Zum Abschluss dieses Nachmittags gab‘s um 17:00 Uhr eine Andacht in der St. Johanniskirche. „Was hat‘s gebracht?“ wurde in einem weiteren Anspiel gefragt und darauf geantwortet: „Wir haben tolle Sachen gemacht.“ „Und was war der Sinn?“ „Echt was zu verändern und kritisch nachzudenken.“ Nicht viele sangen das Lied der Reformation „Ein feste Burg ist unser Gott“ mit.

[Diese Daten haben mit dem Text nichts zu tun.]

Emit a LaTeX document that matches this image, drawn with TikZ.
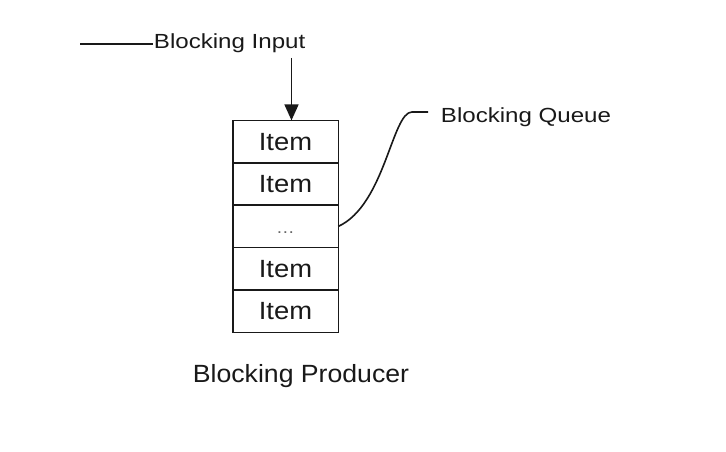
\documentclass[tikz,border=0pt]{standalone}
\usepackage{fontspec}
\setmainfont{Liberation Sans}
\usetikzlibrary{arrows.meta, positioning, calc}
\tikzset{
x=1bp, y=-1bp,
>={Triangle[width=14bp,length=16bp]},
cell/.style={%
    rectangle,
    draw=black!90,
    minimum width=96bp,
    minimum height=42.4bp,
    inner sep=0pt, outer sep=0pt,
    xscale=1.1, transform shape,
    font=\fontsize{25}{30}\selectfont
},
lbl/.style={%
    inner sep=0pt, anchor=base west,
    xscale=1.18, transform shape,
    font=\fontsize{20.5}{24}\selectfont
},
caption/.style={%
    lbl, xscale=1.07/1.18,
    font=\fontsize{25}{30}\selectfont
},
}

\begin{document}
\begin{tikzpicture}[line width=1.6bp, draw=black!90, text=black!90]
	\useasboundingbox[fill=white] (0,0) rectangle (726,452);
	% the queue
	\node[cell] (c1) at (285.5,141.6) {Item};
	\node[cell, below=0pt of c1] (c2) {Item};
	\node[cell, below=0pt of c2, font=\fontsize{17}{20}\selectfont, text=black!60, text height=15bp] (c3) {\dots};
	\node[cell, below=0pt of c3] (c4) {Item};
	\node[cell, below=0pt of c4] (c5) {Item};
	% labels
	\node[lbl] (input) at (153,49) {Blocking Input};
	\node[lbl] (queue) at (440,123) {Blocking Queue};
	\node[caption] (producer) at (192,382) {Blocking Producer};
	\coordinate[left=73bp of input.west] (inlead);
	\coordinate (arrtop) at (291.5,58);
	\coordinate (qbend) at (412,112);

	\draw (inlead) -- (input.west);
	\draw[->] (arrtop) -- (arrtop |- c1.north);
	\draw (c3.east) .. controls (385,205) and (392,112) .. (qbend) -- (428,112);
\end{tikzpicture}
\end{document}
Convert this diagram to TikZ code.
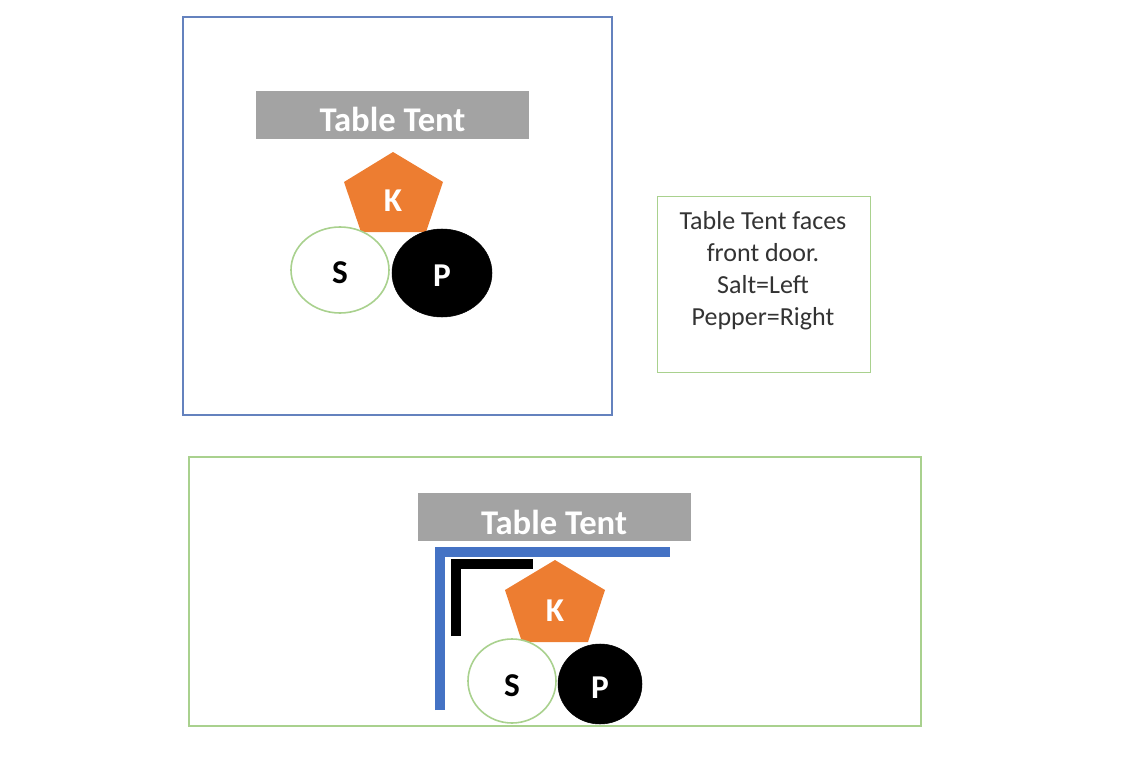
\documentclass[tikz,border=0pt]{standalone}
\usepackage{fontspec}
\setmainfont{Carlito}
\definecolor{tentgray}{RGB}{163,163,163}
\definecolor{korange}{RGB}{237,125,49}
\definecolor{sgreen}{RGB}{169,209,142}
\definecolor{boxblue}{RGB}{100,130,190}
\definecolor{lblue}{RGB}{68,114,196}
\begin{document}
\begin{tikzpicture}[x=0.75pt,y=-0.75pt,
  tent/.style={fill=tentgray,draw=none,minimum width=273*0.75pt,minimum height=48*0.75pt,inner sep=0pt},
  tenttext/.style={text=white,font=\fontsize{26}{28}\selectfont\bfseries,inner sep=0pt},
  kpent/.style={fill=korange,draw=none},
  lbl/.style={font=\fontsize{25}{27}\selectfont\bfseries,inner sep=0pt},
  salt/.style={draw=sgreen,line width=1.2pt,fill=white},
  pepper/.style={fill=black,draw=black},
  frame/.style={line width=1pt},
  note/.style={draw=sgreen,line width=1pt,minimum width=213*0.75pt,minimum height=176*0.75pt}
]
\useasboundingbox (0,0) rectangle (1140,778);
% top frame
\draw[frame,draw=boxblue] (183,17) rectangle (612,415);
\node[tent] (tent1) at (392.5,115) {};
\node[tenttext] (tent1t) at (392.5,119) {Table Tent};
\fill[kpent] (393,152) -- (443,182) -- (426,232) -- (361,232) -- (344,182) -- cycle;
\node[lbl,text=white] (k1) at (393,201) {K};
\draw[salt] (340,270) ellipse [x radius=49, y radius=43];
\node[lbl] (s1) at (340,273) {S};
\draw[pepper] (442,273) ellipse [x radius=50, y radius=44];
\node[lbl,text=white] (p1) at (442,276) {P};
% note
\node[note,anchor=north west] (note) at (657,196) {};
\node[anchor=north,align=center,font=\fontsize{19.5}{24}\selectfont,text=black!80,inner sep=0pt] (notetext) at (763,211) {Table Tent faces\\front door.\\Salt=Left\\Pepper=Right};
% bottom frame
\draw[frame,draw=sgreen] (189,457) rectangle (921,726);
\node[tent] (tent2) at (554,517) {};
\node[tenttext] (tent2t) at (554,522) {Table Tent};
\draw[lblue,line width=7.5pt] (440,710) -- (440,552) -- (670,552);
\draw[black,line width=8pt] (456,636) -- (456,564) -- (533,564);
\fill[kpent] (555,560) -- (605,590) -- (588,642) -- (522,642) -- (505,590) -- cycle;
\node[lbl,text=white] (k2) at (555,611) {K};
\draw[salt] (512,681) ellipse [x radius=44, y radius=42];
\node[lbl] (s2) at (512,686) {S};
\draw[pepper] (600,684) ellipse [x radius=42, y radius=40];
\node[lbl,text=white] (p2) at (600,688) {P};
\end{tikzpicture}
\end{document}
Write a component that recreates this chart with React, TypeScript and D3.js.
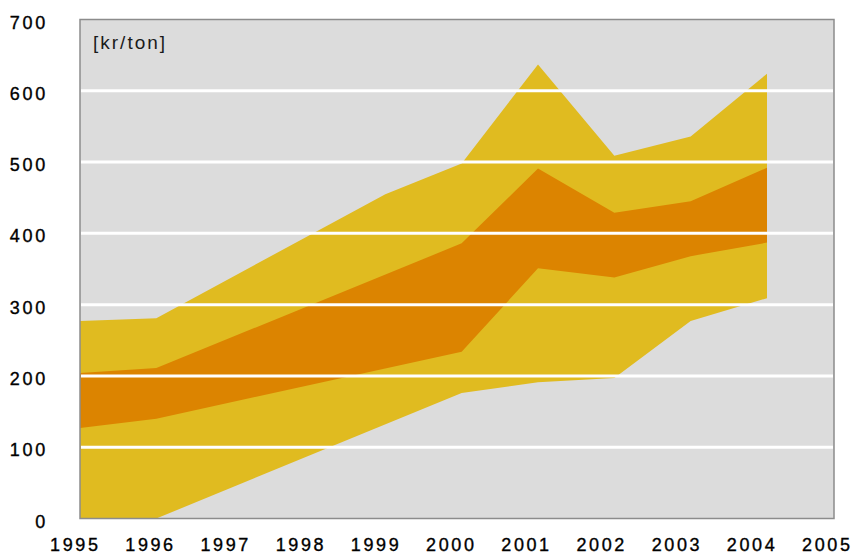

Vielleicht lag‘s an der Orgelbegleitung, denn eine These lautete: „Wir wollen Musik im Gottesdienst nicht nur mit der Orgel, sondern mit kirchlichen Bands.“ Beeindruckend aber das Glockengeläut um exakt 17:17 Uhr (remember: 1.7.17!). Denn da herrschte absolute Stille – und das angeblich bayernweit.

Im Übrigen: Die ausrangierten zehn Türen mit den Thesen wurden von Kindern und Jugendlichen kreativ bemalt. Nun sollen sie an verschiedenen öffentlichen Orten für einige Tage ausgestellt werden. Welche Kirchengemeinde ist noch ohne?